I don’t want to create a model people aren’t accustomed to, because I don’t want people to come in and work for their lunch. That’s the last thing you want anyone to do. You come to restaurants for one thing: To be happy. Our job is to meet their expectations. So to create a different model? Forget it. That’s not what I wanted to do. The co-creation model where you see what we have in front of you and you choose and create is, I believe, at the very top of people’s expectations when they come in.
Spencer Rubin / Founder & Partner, Melt Shop
Until about two weeks before we opened our first location, we were going to have an entire make-your-own section of our menu. We decided literally in the last minute to pull the plug on it because we just thought, logistically, with the number of different potential options that we could have within our restaurant, it would just create too much chaos in the kitchen. And that was definitely the right decision at the time.
We’ve always left some room for customization. We want people to be happy.
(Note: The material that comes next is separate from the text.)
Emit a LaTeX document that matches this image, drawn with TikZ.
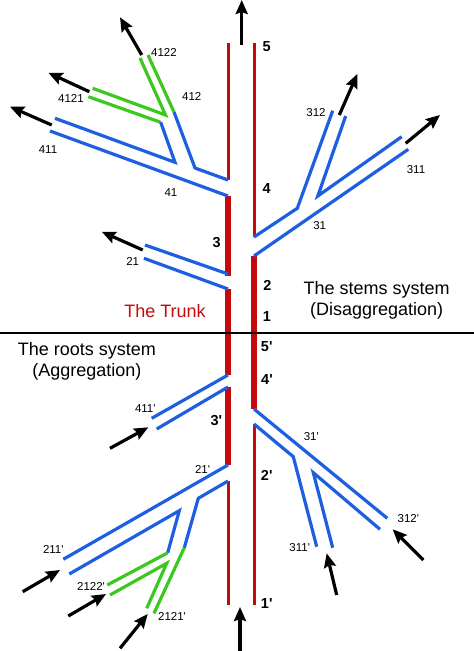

Our entire POS system is built with the ability to modify basically anything or build a sandwich from scratch. But because we don’t promote it, it’s not something that tons of people ask for.
Each sandwich on our menu went through rigorous R&D. We put so much time into each sauce, each topping, and combined those ingredients so they made the perfect dish. I’m a huge believer in the non-customization route because I know that a lot of time goes into each dish, and I have to imagine that someone is going to make a dish better for me than if I make it on my own.
Customers trust us. They know our fried chicken sandwich is going to be delicious. They don’t have to think. And I think that creates a better guest experience. Sometimes it can be really overwhelming when there are so many options, and you stand there like a deer in the headlights.